Mother Nature has been flexing her muscles in recent years,with flooding, drought, storms and record high and low temperatures. Sometimes people have been well-prepared for inclement weather, while other times have borne witness to some nasty surprises. When arctic cold whips southward, it first hits places like International Falls, Minnesota., where the locals are accustomed to competing for “coldest spot in the country”. When folks build a place up north, they don’t lay plastic water pipe in a shallow trench. No, all that gets buried below the permafrost line. But, people down in the mid-south and up in the Sierra foothills are not ready when the mercury drops toward zero. Every year we are shown clips of Florida citrus farmers trying to protect their crops from the annual “surprise” cold weather. Most of the problems involved with cold have to do with surprises, and not the good kind. Below, you will find some of the tricks Jack Frost can play, and a few tips on how to thwart the chill.

  1. Water Pipes – If you don’t live where pipes are routinely installed below-ground you may have to wrap pipes with insulating materials.
  2. 2. Doors & Windows – Wind, combined with freezing rain or sleet, can seal doors and windows shut. Usually the situation is worse on one side of the house than the other, and you may be able to open a door on the leeward side of the building.
  3. The Commode – Just the thought of the seat being ice-cold is enough to send someone to Amazon.com for a heated toilet seat, and there are plenty available.
  4. 3-Dog (or Cat) Nights – On really cold nights you may find that all your four-legged friends decide to join you on the bed. Hint: whoever gets to bed first gets the best real estate.
  5. Back of the Fridge – For some reason, everything that finds its way to the back of the refrigerator comes out frozen solid.
  6. Spouses Feet – It’s a true scientific fact that all spouses have feet that are made of ice. You can look it up.
  7. Garage Door Opener – Extreme cold can affect some garage door mechanisms; be careful when you choose which side of the door to park your car before the cold spell settles in.
  8. Outside Faucets – Outside faucets and taps are prone to freezing. Wrapping them with insulating materials can help. Letting a faucet drip keeps water in motion, and can prevent pipes from freezing. In northern climates, ‘frostless’ outside faucets are usually installed to protect against freeze-up.
  9. Satellite Dish – Ice storms and freezing rain can impact satellite performance when the dish gets coated in ice. Pans of hot water can fix the problem, or even a garden hose if it, too, isn’t frozen.

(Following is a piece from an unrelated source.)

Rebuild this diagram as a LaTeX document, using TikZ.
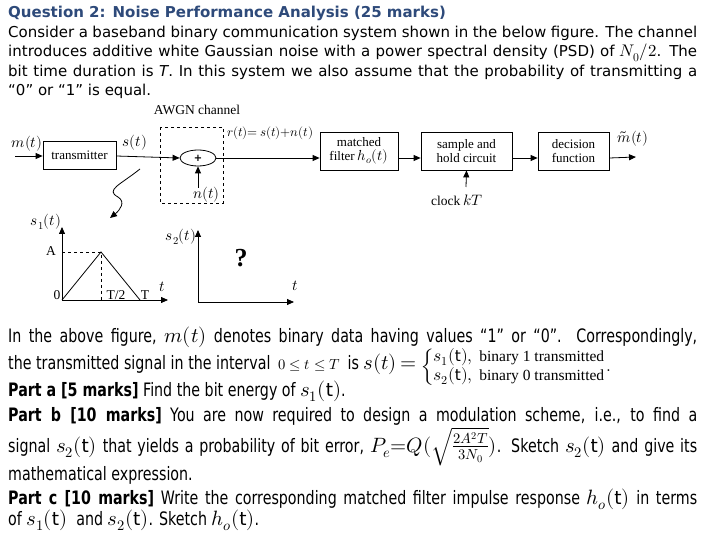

  10. The Family Car – If the garage isn’t heated the family car can get awfully cold; usually it’s the loser of paper/scissors/rock who has to go out and warm up the vehicle.

Even firewood works better if you have it in the house long enough for it to get to room temperature before you toss it into the wood stove. The best fix for winter freezing, and this hasn’t changed in recent memory, is Spring.